Film

Almost Always Quietly Heartbreaking

An early look at a Palme d’Or candidate

It seems there’s not a single critic at Cannes immune to the charms of Sean Baker’s Anora. The raunchy tragicomedy features a star-making performance from Mikey Madison who, following turns in Scream (2022) and Tarantino’s Once Upon a Time in Hollywood (2019), plays the titular role with acerbic vigour and honed panache. Ani, as she prefers to be called, is keen to downplay her Uzbekistani roots, until they land her in the lap of Ivan (Mark Eydelshteyn), a wealthy 21-year-old kid who lavishes her with extravagant tips and encourages her to speak Russian. Ivan, a bouncing, wiry, mop-haired stoner, is immediately taken by Ani, who compliments his anastrophic English and introduces him to slower sex. “I think I love you,” he blurts, still inside her.

An erotic dancer by trade, Ani begins to picture an alternate life for herself through the lens of Ivan’s riches. We watch her negotiate her obligations to HQ, the Manhattan strip club where she’s employed, struggling to book time off and fighting with other aggressive, fiercely competitive dancers. So when Ivan asks her – while they’re loved up and drugged up in bed together in Las Vegas – to marry him, the fantasy begins to crystallise.

The pair wed in matching beige finery: Ivan in a suit jacket over his bare chest (save for a couple of silver necklaces) and Ani wearing a silky nude corset and ripped denim cutoffs. This sequence, as well as the movie’s nudity-heavy opening scene, is set to a remix of Take That’s ‘Greatest Day’, a 2008 single that Baker apparently chose by happenstance, punching the words into Spotify and listening to whatever came up. This song choice serves to emphasise the flighty, fantastical elements of Ani’s Pretty Woman experience, but also seems to underscore it as a kind of joke. 

Back in New York, Anora briefly shifts its tone from rom-com to home invasion thriller, pivoting to slapstick before settling back into dramedy mode. In the absence of Ivan’s manic rabbit energy, Ani looks on as her dream life begins to crumble from underneath her. Though she puts up a fierce fight, she is manhandled and restrained by three Armenian henchmen (led by frequent Baker collaborator Karren Karagulian): the harried employees of Ivan’s billionaire oligarch parents, who have been tasked with the mission of getting their son’s quickie marriage annulled. 

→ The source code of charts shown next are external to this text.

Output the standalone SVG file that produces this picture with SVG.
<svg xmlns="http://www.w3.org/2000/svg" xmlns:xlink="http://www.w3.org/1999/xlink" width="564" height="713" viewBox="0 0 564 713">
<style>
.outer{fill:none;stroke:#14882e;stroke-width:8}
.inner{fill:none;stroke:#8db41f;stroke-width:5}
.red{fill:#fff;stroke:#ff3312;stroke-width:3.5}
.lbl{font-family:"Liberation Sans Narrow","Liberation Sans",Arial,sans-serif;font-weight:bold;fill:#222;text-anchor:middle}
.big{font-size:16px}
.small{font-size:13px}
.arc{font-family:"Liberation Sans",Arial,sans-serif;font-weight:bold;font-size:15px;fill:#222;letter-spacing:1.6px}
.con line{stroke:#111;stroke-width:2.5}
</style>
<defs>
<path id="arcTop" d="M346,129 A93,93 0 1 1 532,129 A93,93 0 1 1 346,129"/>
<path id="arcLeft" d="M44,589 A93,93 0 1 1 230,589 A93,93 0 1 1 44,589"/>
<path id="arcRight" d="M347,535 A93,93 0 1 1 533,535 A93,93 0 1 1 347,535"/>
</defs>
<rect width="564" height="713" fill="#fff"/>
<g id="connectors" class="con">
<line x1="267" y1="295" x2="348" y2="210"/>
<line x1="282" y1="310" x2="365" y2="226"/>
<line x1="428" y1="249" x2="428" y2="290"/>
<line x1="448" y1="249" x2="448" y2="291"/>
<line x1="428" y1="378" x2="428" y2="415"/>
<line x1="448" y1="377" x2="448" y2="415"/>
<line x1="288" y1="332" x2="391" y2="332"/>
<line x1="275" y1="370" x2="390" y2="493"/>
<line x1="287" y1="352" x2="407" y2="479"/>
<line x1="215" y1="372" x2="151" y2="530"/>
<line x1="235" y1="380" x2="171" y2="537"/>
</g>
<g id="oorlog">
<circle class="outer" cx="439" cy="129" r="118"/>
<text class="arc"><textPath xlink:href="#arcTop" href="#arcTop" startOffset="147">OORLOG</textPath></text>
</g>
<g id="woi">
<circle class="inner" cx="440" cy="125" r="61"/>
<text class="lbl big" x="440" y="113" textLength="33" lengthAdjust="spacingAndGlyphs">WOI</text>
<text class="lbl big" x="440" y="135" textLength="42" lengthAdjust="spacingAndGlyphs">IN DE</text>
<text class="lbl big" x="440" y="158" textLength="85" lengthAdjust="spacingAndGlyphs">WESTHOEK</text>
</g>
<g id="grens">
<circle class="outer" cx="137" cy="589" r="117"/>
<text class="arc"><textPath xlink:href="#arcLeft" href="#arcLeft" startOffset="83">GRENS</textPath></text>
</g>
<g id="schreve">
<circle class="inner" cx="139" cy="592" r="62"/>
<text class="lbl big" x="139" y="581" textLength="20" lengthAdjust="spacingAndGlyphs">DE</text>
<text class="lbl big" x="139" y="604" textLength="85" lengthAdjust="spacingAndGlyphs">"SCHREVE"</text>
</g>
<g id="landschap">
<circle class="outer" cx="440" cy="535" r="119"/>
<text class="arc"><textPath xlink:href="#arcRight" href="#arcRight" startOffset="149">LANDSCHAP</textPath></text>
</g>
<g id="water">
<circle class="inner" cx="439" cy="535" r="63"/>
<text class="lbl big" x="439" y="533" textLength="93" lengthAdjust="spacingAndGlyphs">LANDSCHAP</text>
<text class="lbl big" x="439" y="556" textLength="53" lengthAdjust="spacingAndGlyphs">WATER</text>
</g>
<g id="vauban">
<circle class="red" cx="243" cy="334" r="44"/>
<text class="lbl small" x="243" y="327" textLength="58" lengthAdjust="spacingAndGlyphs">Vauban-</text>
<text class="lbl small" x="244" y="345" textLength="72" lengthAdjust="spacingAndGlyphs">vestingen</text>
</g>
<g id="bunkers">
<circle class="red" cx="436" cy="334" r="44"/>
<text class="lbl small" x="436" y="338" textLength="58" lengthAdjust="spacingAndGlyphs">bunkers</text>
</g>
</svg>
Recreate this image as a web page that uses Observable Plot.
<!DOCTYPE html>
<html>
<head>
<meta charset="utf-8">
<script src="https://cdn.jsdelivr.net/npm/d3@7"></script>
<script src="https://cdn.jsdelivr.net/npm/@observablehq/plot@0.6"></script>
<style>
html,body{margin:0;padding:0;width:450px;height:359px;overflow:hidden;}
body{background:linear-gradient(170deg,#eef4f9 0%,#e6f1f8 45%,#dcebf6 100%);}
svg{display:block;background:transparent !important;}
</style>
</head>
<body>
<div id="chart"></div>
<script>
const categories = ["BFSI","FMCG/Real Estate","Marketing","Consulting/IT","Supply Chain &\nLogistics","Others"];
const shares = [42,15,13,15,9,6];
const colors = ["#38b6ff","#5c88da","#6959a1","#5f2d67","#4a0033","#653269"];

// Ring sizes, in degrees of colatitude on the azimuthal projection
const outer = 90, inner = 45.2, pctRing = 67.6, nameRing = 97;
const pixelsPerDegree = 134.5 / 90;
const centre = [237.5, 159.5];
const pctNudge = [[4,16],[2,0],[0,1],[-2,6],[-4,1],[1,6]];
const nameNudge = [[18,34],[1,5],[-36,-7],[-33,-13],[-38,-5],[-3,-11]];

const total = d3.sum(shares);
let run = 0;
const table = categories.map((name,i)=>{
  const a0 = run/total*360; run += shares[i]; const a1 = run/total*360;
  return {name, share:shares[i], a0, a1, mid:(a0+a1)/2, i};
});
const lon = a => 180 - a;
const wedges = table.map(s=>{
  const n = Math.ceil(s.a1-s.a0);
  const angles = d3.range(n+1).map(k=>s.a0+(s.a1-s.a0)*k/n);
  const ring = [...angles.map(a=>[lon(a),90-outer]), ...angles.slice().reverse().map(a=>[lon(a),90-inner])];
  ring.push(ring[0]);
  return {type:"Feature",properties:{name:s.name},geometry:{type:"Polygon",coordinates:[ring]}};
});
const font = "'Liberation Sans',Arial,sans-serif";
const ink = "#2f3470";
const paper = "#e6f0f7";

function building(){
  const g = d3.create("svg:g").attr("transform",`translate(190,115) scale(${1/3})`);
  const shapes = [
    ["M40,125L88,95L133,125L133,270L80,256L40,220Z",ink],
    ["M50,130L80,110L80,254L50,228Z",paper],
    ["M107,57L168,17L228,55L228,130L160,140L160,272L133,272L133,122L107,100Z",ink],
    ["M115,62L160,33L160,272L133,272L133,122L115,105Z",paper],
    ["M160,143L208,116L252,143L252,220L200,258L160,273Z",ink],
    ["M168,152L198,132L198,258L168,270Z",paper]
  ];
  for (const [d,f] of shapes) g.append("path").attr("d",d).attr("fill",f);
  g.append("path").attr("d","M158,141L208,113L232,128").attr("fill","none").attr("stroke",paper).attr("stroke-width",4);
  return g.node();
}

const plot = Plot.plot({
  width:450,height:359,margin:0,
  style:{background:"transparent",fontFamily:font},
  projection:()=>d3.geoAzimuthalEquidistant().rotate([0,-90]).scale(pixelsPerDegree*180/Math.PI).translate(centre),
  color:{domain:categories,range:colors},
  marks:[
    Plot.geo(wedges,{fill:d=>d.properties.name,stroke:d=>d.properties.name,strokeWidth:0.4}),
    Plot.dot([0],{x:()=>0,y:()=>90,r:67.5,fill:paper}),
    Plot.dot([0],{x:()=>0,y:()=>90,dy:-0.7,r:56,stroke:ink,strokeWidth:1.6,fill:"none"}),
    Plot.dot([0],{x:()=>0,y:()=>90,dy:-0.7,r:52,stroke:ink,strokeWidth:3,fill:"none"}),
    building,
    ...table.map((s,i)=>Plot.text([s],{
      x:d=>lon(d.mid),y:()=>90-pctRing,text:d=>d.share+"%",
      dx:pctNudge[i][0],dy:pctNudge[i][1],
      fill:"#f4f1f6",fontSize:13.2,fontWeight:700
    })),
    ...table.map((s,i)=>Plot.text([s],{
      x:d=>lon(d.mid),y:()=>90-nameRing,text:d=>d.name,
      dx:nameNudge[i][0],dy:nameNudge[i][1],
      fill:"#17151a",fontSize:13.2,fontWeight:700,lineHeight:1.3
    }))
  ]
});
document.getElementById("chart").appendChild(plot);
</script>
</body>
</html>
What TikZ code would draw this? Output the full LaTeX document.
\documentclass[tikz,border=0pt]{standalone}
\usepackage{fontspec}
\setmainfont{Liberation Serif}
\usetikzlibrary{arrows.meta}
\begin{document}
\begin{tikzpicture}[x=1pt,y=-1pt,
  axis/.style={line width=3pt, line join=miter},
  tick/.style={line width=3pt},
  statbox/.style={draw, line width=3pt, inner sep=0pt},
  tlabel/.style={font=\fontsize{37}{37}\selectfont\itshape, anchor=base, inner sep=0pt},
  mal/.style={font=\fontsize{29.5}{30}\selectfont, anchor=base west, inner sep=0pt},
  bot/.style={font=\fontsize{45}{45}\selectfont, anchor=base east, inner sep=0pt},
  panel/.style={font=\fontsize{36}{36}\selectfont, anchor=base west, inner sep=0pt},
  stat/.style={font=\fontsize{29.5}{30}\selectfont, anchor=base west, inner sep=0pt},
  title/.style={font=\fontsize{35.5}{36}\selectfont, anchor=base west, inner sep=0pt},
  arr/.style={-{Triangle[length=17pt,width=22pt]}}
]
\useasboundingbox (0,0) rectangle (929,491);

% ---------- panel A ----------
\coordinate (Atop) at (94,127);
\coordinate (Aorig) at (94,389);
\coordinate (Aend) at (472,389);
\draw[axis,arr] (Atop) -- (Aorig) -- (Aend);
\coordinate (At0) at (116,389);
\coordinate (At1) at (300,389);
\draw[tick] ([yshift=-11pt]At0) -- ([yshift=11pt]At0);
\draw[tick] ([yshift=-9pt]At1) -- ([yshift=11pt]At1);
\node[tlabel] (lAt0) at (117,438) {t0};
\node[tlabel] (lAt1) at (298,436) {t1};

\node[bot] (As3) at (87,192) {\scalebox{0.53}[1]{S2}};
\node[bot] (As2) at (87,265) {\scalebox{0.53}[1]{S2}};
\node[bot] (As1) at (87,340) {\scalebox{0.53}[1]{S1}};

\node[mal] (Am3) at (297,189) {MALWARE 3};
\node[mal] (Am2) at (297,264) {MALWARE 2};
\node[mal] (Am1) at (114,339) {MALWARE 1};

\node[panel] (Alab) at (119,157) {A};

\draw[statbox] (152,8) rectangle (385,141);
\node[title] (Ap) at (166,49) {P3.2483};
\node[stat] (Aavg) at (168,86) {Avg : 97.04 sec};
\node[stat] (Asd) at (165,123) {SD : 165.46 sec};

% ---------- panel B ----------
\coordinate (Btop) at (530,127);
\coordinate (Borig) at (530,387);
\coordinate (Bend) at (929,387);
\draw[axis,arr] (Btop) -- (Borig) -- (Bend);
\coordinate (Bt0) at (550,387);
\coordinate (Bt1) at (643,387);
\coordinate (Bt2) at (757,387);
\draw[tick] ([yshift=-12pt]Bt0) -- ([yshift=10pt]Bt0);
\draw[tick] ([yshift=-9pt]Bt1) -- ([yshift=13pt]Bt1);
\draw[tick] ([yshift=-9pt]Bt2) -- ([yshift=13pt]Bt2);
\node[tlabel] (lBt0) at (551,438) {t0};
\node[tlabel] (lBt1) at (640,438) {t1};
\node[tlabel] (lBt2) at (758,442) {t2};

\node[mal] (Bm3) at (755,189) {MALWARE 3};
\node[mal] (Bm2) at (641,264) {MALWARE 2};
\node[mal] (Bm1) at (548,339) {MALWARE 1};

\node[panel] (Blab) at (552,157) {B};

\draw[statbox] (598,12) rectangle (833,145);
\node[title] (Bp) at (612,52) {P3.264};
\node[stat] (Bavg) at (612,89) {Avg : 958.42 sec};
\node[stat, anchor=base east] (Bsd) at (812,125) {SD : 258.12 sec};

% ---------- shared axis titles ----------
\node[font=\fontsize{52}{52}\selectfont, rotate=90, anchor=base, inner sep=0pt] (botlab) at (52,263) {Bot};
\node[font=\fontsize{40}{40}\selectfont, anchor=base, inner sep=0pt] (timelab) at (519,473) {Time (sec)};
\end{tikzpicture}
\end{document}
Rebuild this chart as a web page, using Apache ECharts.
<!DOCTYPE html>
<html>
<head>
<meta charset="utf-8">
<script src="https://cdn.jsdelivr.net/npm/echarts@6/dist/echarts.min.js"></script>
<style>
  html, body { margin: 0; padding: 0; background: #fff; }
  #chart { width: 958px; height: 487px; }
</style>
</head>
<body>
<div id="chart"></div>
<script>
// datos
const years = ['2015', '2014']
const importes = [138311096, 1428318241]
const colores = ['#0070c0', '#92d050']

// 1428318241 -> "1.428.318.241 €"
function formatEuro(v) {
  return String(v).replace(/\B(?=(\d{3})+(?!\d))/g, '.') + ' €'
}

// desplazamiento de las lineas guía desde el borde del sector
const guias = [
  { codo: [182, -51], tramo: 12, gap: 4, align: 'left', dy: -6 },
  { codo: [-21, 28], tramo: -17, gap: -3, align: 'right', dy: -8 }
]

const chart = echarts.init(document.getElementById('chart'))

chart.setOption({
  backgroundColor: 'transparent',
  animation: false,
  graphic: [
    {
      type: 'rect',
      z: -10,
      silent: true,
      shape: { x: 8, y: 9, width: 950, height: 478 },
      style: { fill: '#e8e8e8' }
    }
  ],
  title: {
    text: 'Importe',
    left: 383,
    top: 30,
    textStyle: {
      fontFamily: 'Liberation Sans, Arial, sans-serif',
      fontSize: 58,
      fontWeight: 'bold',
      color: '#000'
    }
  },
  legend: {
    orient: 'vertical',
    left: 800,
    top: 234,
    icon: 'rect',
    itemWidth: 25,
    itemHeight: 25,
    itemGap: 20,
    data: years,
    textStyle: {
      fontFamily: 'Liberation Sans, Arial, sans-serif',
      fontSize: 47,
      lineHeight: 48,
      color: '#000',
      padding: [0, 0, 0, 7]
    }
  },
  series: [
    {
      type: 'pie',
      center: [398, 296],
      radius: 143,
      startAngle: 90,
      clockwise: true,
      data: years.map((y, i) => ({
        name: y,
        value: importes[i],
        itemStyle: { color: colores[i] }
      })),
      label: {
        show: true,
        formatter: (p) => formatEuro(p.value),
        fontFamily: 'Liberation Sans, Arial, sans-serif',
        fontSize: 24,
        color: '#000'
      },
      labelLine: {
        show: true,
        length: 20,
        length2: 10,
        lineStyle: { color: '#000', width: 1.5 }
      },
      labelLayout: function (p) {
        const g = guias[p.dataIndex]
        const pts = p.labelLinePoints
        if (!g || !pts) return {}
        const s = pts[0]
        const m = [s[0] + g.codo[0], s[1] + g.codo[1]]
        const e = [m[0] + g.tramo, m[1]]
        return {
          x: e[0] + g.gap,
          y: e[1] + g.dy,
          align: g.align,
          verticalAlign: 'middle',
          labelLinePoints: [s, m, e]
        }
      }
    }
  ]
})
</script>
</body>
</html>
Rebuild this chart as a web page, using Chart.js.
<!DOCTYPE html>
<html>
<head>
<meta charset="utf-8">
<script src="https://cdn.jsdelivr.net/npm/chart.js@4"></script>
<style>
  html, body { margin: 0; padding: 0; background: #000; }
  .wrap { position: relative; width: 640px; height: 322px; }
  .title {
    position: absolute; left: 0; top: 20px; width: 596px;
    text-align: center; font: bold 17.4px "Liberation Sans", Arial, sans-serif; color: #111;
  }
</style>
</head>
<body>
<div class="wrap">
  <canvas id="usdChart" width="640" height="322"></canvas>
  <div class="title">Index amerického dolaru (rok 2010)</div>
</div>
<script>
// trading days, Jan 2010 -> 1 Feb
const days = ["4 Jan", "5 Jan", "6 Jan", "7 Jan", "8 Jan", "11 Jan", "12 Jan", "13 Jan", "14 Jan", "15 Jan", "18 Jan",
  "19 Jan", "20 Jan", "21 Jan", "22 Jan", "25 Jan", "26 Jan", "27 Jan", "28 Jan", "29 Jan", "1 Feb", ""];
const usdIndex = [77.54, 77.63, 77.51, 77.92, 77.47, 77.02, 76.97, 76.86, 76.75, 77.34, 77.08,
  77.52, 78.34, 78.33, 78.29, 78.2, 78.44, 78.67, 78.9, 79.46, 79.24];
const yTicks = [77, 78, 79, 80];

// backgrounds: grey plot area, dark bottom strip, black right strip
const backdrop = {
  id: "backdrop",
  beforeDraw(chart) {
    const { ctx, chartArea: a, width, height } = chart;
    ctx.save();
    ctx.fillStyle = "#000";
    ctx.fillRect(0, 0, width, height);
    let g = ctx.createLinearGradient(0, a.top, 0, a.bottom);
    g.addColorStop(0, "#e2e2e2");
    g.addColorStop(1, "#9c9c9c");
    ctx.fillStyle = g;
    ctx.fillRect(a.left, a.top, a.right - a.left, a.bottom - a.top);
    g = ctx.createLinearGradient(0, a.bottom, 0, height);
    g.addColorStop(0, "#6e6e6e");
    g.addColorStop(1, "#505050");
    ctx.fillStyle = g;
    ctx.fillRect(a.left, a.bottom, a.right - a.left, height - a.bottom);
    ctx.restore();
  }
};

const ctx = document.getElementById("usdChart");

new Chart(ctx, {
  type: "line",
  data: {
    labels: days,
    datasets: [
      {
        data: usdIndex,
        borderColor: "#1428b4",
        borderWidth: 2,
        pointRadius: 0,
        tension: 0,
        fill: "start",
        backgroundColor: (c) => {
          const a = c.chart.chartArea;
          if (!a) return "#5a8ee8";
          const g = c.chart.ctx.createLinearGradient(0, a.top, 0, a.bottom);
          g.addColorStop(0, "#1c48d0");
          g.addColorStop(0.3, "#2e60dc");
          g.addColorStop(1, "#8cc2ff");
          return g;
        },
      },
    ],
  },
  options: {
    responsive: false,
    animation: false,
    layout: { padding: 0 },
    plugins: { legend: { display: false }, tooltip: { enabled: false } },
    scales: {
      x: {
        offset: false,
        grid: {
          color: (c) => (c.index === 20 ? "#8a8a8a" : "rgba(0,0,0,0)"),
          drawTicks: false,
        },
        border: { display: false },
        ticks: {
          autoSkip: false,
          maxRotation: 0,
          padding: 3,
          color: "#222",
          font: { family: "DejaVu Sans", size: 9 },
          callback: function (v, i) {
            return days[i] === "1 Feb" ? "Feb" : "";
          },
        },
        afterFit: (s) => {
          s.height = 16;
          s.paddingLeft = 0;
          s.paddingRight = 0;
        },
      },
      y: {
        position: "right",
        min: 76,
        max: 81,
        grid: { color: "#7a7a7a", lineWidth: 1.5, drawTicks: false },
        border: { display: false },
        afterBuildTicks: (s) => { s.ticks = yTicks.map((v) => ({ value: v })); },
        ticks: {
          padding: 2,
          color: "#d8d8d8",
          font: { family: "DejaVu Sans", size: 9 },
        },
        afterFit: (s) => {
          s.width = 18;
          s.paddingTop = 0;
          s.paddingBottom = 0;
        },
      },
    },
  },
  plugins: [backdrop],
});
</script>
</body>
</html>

The film has earned multiple comparisons to Uncut Gems (2019), Josh and Benny Safdie’s frenetic crime thriller, but Baker seems to have more affection for his protagonist and is clearly invested in her inner life. Early on in the film, we follow Ani home on her subway commute at the end of a night at HQ, the red tinsel streaks in her hair — strands that catch the deep purple of the club lights — tucked beneath a beanie, her body wrapped in loose, dark street clothes.

But in creating a character that’s so easy to root for, Baker flattens her a bit. As Sophie Monks Kaufman observes in her Little White Lies review, the filmmaker never gives the audience a chance to root against Ani, and the script “does not afford her character the same chances to be despicable” as it did for Simon Rex’s pornstar protagonist in Red Rocket (2021): “The opportunism of her attachment to Ivan is under-explored and instead, her affection for him is played up.” In this way, Ani cleaves a little too close to the ‘hooker with a heart of gold’ trope, which describes a sex worker stock character whose fair morals are written to compensate for their less acceptable profession.

However, the note that Baker elects to leave us on is a complex, poignant one, and Madison’s bravura performance is such that you never see it coming. If there were any justice in this world (Cannes), it would win the festival’s top prize. But Anora understands that life isn’t always fair. In fact, it’s almost always kind of quietly heartbreaking.